┌────────

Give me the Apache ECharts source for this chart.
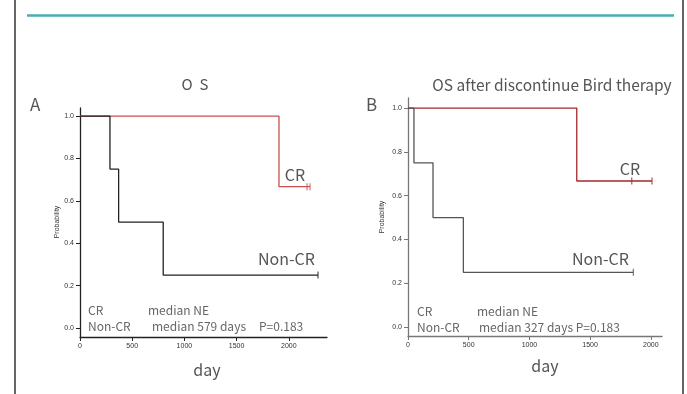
<!DOCTYPE html>
<html>
<head>
    <meta charset="UTF-8">
    <title>OS curves</title>
    <script src="https://cdn.jsdelivr.net/npm/echarts@6/dist/echarts.min.js"></script>
</head>
<body style="margin:0">
    <div id="chart" style="width:687px; height:394px;"></div>
    <script>
        // tick labels
        var xTicks = [0, 500, 1000, 1500, 2000];
        var yTicks = [0, 0.2, 0.4, 0.6, 0.8, 1.0];

        // panel A: OS
        var crA = [[0, 1], [1906, 0.667], [2203, 0.667]];
        var nonCrA = [[0, 1], [287, 0.75], [370, 0.5], [797, 0.25], [2280, 0.25]];
        var crCensorA = [[2175, 0.667], [2203, 0.667]];
        var nonCrCensorA = [[2280, 0.25]];

        // panel B: OS after discontinue Bird therapy
        var crB = [[0, 1], [1390, 0.667], [2010, 0.667]];
        var nonCrB = [[0, 1], [49, 0.75], [206, 0.5], [456, 0.25], [1856, 0.25]];
        var crCensorB = [[1843, 0.667], [2010, 0.667]];
        var nonCrCensorB = [[1856, 0.25]];

        var font = '"Noto Sans CJK JP", "Noto Sans", sans-serif';
        var chart = echarts.init(document.getElementById('chart'), null, {renderer: 'canvas'});

        function xAxis(idx, max, color) {
            return {
                type: 'value', gridIndex: idx, min: 0, max: max,
                axisLine: {onZero: false, lineStyle: {color: color, width: 1.3}},
                axisTick: {length: 4, customValues: xTicks, lineStyle: {color: color}},
                axisLabel: {customValues: xTicks, fontSize: 7, color: '#333', margin: 6, fontFamily: 'Liberation Sans',
                    formatter: function (v) { return String(v); }},
                splitLine: {show: false}
            };
        }
        function yAxis(idx, min, max, color) {
            return {
                type: 'value', gridIndex: idx, min: min, max: max,
                axisLine: {show: true, onZero: false, lineStyle: {color: color, width: 1.3}},
                axisTick: {show: true, length: 4, customValues: yTicks, lineStyle: {color: color}},
                axisLabel: {customValues: yTicks, fontSize: 7, color: '#333', margin: 6, fontFamily: 'Liberation Sans',
                    formatter: function (v) { return v.toFixed(1); }},
                splitLine: {show: false}
            };
        }
        function curve(data, idx, color) {
            return {
                type: 'line', xAxisIndex: idx, yAxisIndex: idx, data: data, step: 'end',
                symbol: 'none', lineStyle: {color: color, width: 1.3}, silent: true
            };
        }
        function censor(data, idx, color) {
            return {
                type: 'scatter', xAxisIndex: idx, yAxisIndex: idx, data: data,
                symbol: 'rect', symbolSize: [1.2, 7], itemStyle: {color: color}, silent: true
            };
        }
        function txt(x, y, s, size, color, align) {
            return {type: 'text', x: x, y: y, style: {text: s, fontSize: size, fill: color || '#555',
                fontFamily: font, align: align || 'left', verticalAlign: 'middle'}};
        }

        chart.setOption({
            animation: false,
            grid: [
                {left: 80, top: 108, width: 247, height: 229},
                {left: 408, top: 98, width: 254, height: 238}
            ],
            xAxis: [xAxis(0, 2366, '#222'), xAxis(1, 2092, '#777')],
            yAxis: [yAxis(0, -0.042, 1.038, '#222'), yAxis(1, -0.041, 1.046, '#777')],
            series: [
                curve(crA, 0, '#c8504e'),
                curve(nonCrA, 0, '#222'),
                censor(crCensorA, 0, '#c8504e'),
                censor(nonCrCensorA, 0, '#222'),
                curve(crB, 1, '#a3282a'),
                curve(nonCrB, 1, '#555'),
                censor(crCensorB, 1, '#a3282a'),
                censor(nonCrCensorB, 1, '#555')
            ],
            graphic: [
                {type: 'line', shape: {x1: 15, y1: 0, x2: 15, y2: 394}, style: {stroke: '#333', lineWidth: 1.5}},
                {type: 'line', shape: {x1: 683, y1: 0, x2: 683, y2: 394}, style: {stroke: '#333', lineWidth: 1.5}},
                {type: 'line', shape: {x1: 27, y1: 15.5, x2: 674, y2: 15.5}, style: {stroke: '#4aadb2', lineWidth: 2.5}},

                txt(195, 84, 'O  S', 15, '#555', 'center'),
                txt(30, 105, 'A', 17),
                txt(552, 85, 'OS after discontinue Bird therapy', 15.5, '#555', 'center'),
                txt(366, 105, 'B', 17),

                txt(295, 175, 'CR', 16, '#555', 'center'),
                txt(258, 259, 'Non-CR', 16),
                txt(630, 169, 'CR', 16, '#555', 'center'),
                txt(572, 259, 'Non-CR', 16),

                txt(88, 310, 'CR', 12, '#666'),
                txt(148, 310, 'median NE', 12, '#666'),
                txt(88, 326, 'Non-CR', 12, '#666'),
                txt(152, 326, 'median 579 days', 12, '#666'),
                txt(259, 326, 'P=0.183', 12, '#666'),

                txt(417, 311, 'CR', 12, '#666'),
                txt(477, 311, 'median NE', 12, '#666'),
                txt(417, 327, 'Non-CR', 12, '#666'),
                txt(479, 327, 'median 327 days P=0.183', 12, '#666'),

                txt(207, 370, 'day', 16, '#555', 'center'),
                txt(545, 366, 'day', 16, '#555', 'center'),

                {type: 'text', x: 57, y: 222, rotation: Math.PI / 2,
                    style: {text: 'Probability', fontSize: 7, fill: '#333', fontFamily: 'Liberation Sans',
                        align: 'center', verticalAlign: 'middle'}},
                {type: 'text', x: 382, y: 217, rotation: Math.PI / 2,
                    style: {text: 'Probability', fontSize: 7, fill: '#333', fontFamily: 'Liberation Sans',
                        align: 'center', verticalAlign: 'middle'}}
            ]
        });
    </script>
</body>
</html>
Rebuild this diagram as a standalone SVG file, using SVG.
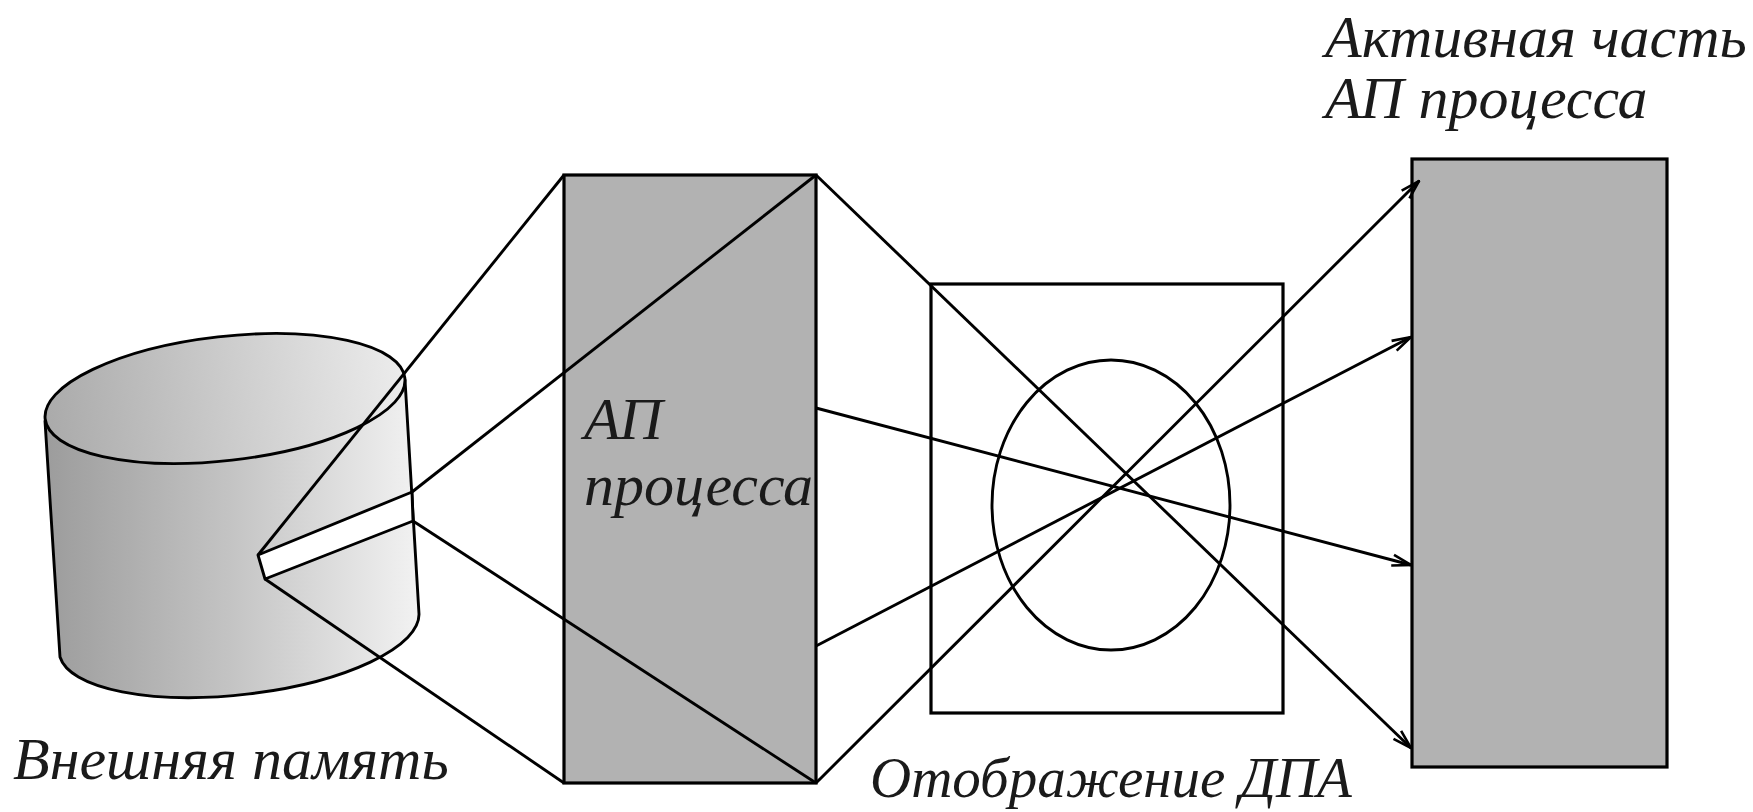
<svg xmlns="http://www.w3.org/2000/svg" width="1753" height="812" viewBox="0 0 1753 812">
<style>
.t{font-family:"Liberation Serif","DejaVu Serif",serif;font-style:italic;font-size:60px;fill:#1a1a1a}
.ln{stroke:#000;stroke-width:2.9;fill:none}
.bx{stroke:#000;stroke-width:3.2}
.gray{fill:#b2b2b2}
</style>
<defs>
<linearGradient id="gBody" x1="0" y1="0" x2="1" y2="0">
<stop offset="0" stop-color="#9c9c9c"/>
<stop offset="0.5" stop-color="#c4c4c4"/>
<stop offset="1" stop-color="#f2f2f2"/>
</linearGradient>
<linearGradient id="gTop" x1="0" y1="0" x2="1" y2="0">
<stop offset="0" stop-color="#aaaaaa"/>
<stop offset="1" stop-color="#ececec"/>
</linearGradient>
<marker id="arr" viewBox="0 0 22 14" refX="21" refY="7" markerWidth="22" markerHeight="14" markerUnits="userSpaceOnUse" orient="auto">
<path d="M2,1.5 L21,7 L2,12.5" fill="none" stroke="#000" stroke-width="2.6"/>
</marker>
</defs>
<rect width="1753" height="812" fill="#fff"/>

<g id="cylinder">
<path d="M45,421 L60,657 A181,62 -6.5 0 0 419,614 L405,380 Z" fill="url(#gBody)" stroke="#000" stroke-width="2.9" stroke-linejoin="round"/>
<ellipse cx="225" cy="398.5" rx="181" ry="62" transform="rotate(-6.5 225 398.5)" fill="url(#gTop)" stroke="#000" stroke-width="2.9"/>
<path d="M258,555 L412,492 L413,521 L265,579 Z" fill="#fff" stroke="#000" stroke-width="2.9" stroke-linejoin="round"/>
</g>

<g id="ap-process">
<rect x="564" y="175" width="252" height="608" class="gray bx"/>
</g>

<g id="mapping">
<rect x="931" y="284" width="352" height="429" fill="#fff" class="bx"/>
<ellipse cx="1111" cy="505" rx="119" ry="145" fill="none" stroke="#000" stroke-width="2.9"/>
</g>

<g id="active-part">
<rect x="1412" y="159" width="255" height="608" class="gray bx"/>
</g>

<g id="connectors">
<line x1="258" y1="555" x2="564" y2="175" class="ln"/>
<line x1="412" y1="492" x2="816" y2="175" class="ln"/>
<line x1="413" y1="521" x2="816" y2="783" class="ln"/>
<line x1="265" y1="579" x2="564" y2="783" class="ln"/>
<line x1="816" y1="175" x2="1411" y2="748" class="ln" marker-end="url(#arr)"/>
<line x1="816" y1="408" x2="1411" y2="565" class="ln" marker-end="url(#arr)"/>
<line x1="816" y1="646" x2="1411" y2="337" class="ln" marker-end="url(#arr)"/>
<line x1="816" y1="783" x2="1419" y2="181" class="ln" marker-end="url(#arr)"/>
</g>

<g id="labels">
<text class="t" x="584" y="439">АП</text>
<text class="t" x="584" y="505">процесса</text>
<text class="t" x="1325" y="57">Активная часть</text>
<text class="t" x="1325" y="118">АП процесса</text>
<text class="t" x="13" y="779">Внешняя память</text>
<text class="t" x="870" y="797" style="font-size:57px">Отображение ДПА</text>
</g>
</svg>
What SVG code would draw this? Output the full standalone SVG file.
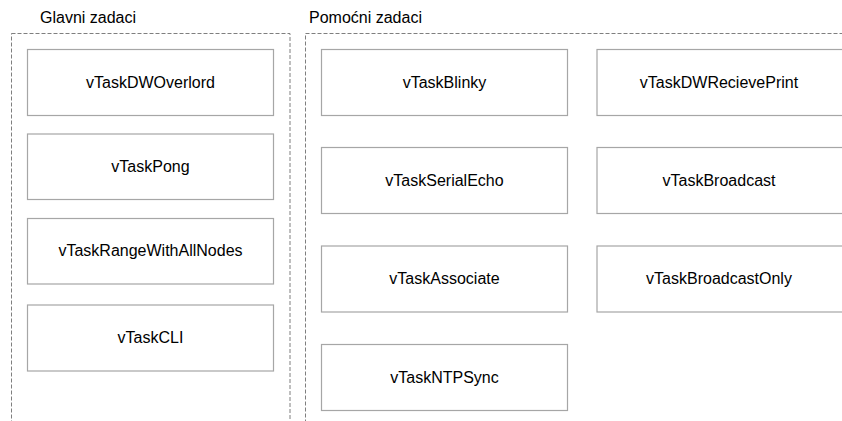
<svg xmlns="http://www.w3.org/2000/svg" width="842" height="421" viewBox="0 0 842 421">
<style>
.bg{fill:#ffffff}
.grp{fill:none;stroke:#7f7f7f;stroke-width:1;stroke-dasharray:4 2}
.box{fill:#ffffff;stroke:#a6a6a6;stroke-width:1.2}
.lbl{font-family:"Liberation Sans",Arial,sans-serif;font-size:16px;fill:#000000;text-anchor:middle;dominant-baseline:central}
.ttl{font-family:"Liberation Sans",Arial,sans-serif;font-size:16px;fill:#000000}
</style>
<rect class="bg" x="0" y="0" width="842" height="421"/>
<g id="group-glavni">
<rect class="grp" x="11.5" y="33.5" width="278.5" height="400"/>
<text class="ttl" x="40" y="23">Glavni zadaci</text>
</g>
<g id="group-pomocni">
<rect class="grp" x="305.5" y="33.5" width="560" height="400"/>
<text class="ttl" x="309" y="23">Pomoćni zadaci</text>
</g>
<g id="vTaskDWOverlord"><rect class="box" x="27.5" y="49.5" width="246" height="66"/><text class="lbl" x="150.5" y="82">vTaskDWOverlord</text></g>
<g id="vTaskPong"><rect class="box" x="27.5" y="134" width="246" height="65.5"/><text class="lbl" x="150.5" y="166">vTaskPong</text></g>
<g id="vTaskRangeWithAllNodes"><rect class="box" x="27.5" y="218.5" width="246" height="65.5"/><text class="lbl" x="150.5" y="250.5">vTaskRangeWithAllNodes</text></g>
<g id="vTaskCLI"><rect class="box" x="27.5" y="305" width="246" height="66"/><text class="lbl" x="150.5" y="337.5">vTaskCLI</text></g>
<g id="vTaskBlinky"><rect class="box" x="321.5" y="49.5" width="246" height="66"/><text class="lbl" x="444.5" y="82">vTaskBlinky</text></g>
<g id="vTaskSerialEcho"><rect class="box" x="321.5" y="147.5" width="246" height="66"/><text class="lbl" x="444.5" y="180">vTaskSerialEcho</text></g>
<g id="vTaskAssociate"><rect class="box" x="321.5" y="246" width="246" height="66"/><text class="lbl" x="444.5" y="278.5">vTaskAssociate</text></g>
<g id="vTaskNTPSync"><rect class="box" x="321.5" y="344.5" width="246" height="66"/><text class="lbl" x="444.5" y="377">vTaskNTPSync</text></g>
<g id="vTaskDWRecievePrint"><rect class="box" x="597" y="49.5" width="246" height="66"/><text class="lbl" x="719" y="82">vTaskDWRecievePrint</text></g>
<g id="vTaskBroadcast"><rect class="box" x="597" y="147.5" width="246" height="66"/><text class="lbl" x="719" y="180">vTaskBroadcast</text></g>
<g id="vTaskBroadcastOnly"><rect class="box" x="597" y="246" width="246" height="66"/><text class="lbl" x="719" y="278.5">vTaskBroadcastOnly</text></g>
<g id="connectors"></g>
</svg>
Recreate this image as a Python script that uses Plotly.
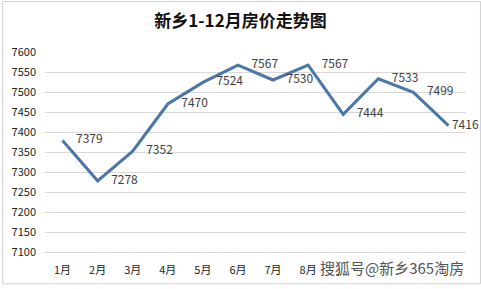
import plotly.graph_objects as go

months = ["1月", "2月", "3月", "4月", "5月", "6月", "7月", "8月", "9月", "10月", "11月", "12月"]
prices = [7379, 7278, 7352, 7470, 7524, 7567, 7530, 7567, 7444, 7533, 7499, 7416]
y_ticks = [7100, 7150, 7200, 7250, 7300, 7350, 7400, 7450, 7500, 7550, 7600]
title_text = "新乡1-12月房价走势图"
watermark = "搜狐号@新乡365淘房"

FONT = "Noto Sans CJK SC"
W, H = 481, 289
ML, MR, MT, MB = 43, 15, 52, 33

# invisible markers push the value labels away from the line (last one sits close, as in the source)
label_gap = [20] * (len(prices) - 1) + [4]

fig = go.Figure()
fig.add_trace(go.Scatter(
    x=months, y=prices, mode="lines+markers+text",
    line=dict(color="#4a76a8", width=3),
    marker=dict(size=label_gap, color="rgba(0,0,0,0)", line=dict(width=0)),
    text=[str(v) for v in prices],
    textposition="middle right",
    textfont=dict(family=FONT, size=12, color="#404040"),
    cliponaxis=False,
    hoverinfo="skip",
))

fig.update_layout(
    width=W, height=H,
    margin=dict(l=ML, r=MR, t=MT, b=MB),
    paper_bgcolor="white", plot_bgcolor="white",
    showlegend=False,
    title=dict(text="<b>" + title_text + "</b>", x=0.5, xanchor="center",
               y=1 - 21 / H, yanchor="middle",
               font=dict(family=FONT, size=17, color="#111111")),
    xaxis=dict(type="category", range=[-0.5, 11.5], showgrid=False,
               showline=True, linecolor="#d9d9d9", linewidth=1,
               ticks="", ticklabelstandoff=8,
               tickfont=dict(family=FONT, size=11, color="#222222")),
    yaxis=dict(range=[7100, 7600], tickvals=y_ticks,
               showgrid=True, gridcolor="#d9d9d9", gridwidth=1,
               zeroline=False, showline=False, ticks="", ticklabelstandoff=8,
               tickfont=dict(family=FONT, size=11, color="#222222")),
)

pw = W - ML - MR
ph = H - MT - MB
fig.add_shape(type="rect", xref="paper", yref="paper",
              x0=(0.5 - ML) / pw, x1=(W - 0.5 - ML) / pw,
              y0=-(MB - 0.5) / ph, y1=(H - MB - 0.5) / ph,
              line=dict(color="#d0d0d0", width=1), fillcolor="rgba(0,0,0,0)")

fig.add_annotation(text=watermark, xref="paper", yref="paper",
                   x=(466 - ML) / pw, y=-(272 - (H - MB)) / ph,
                   xanchor="right", yanchor="middle", showarrow=False,
                   bgcolor="white",
                   font=dict(family=FONT, size=15, color="#555555"))

fig.write_html("out.html")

└────────

## REQUIREMENTS
Look above for the line containing "Recreate this image", then write out every line from there down to the line containing "import plotly.graph_objects as go", that line included, with no pictures.

## RESPONSE FOR THIS EXERCISE
Recreate this image as a Python script that uses Plotly.
import plotly.graph_objects as go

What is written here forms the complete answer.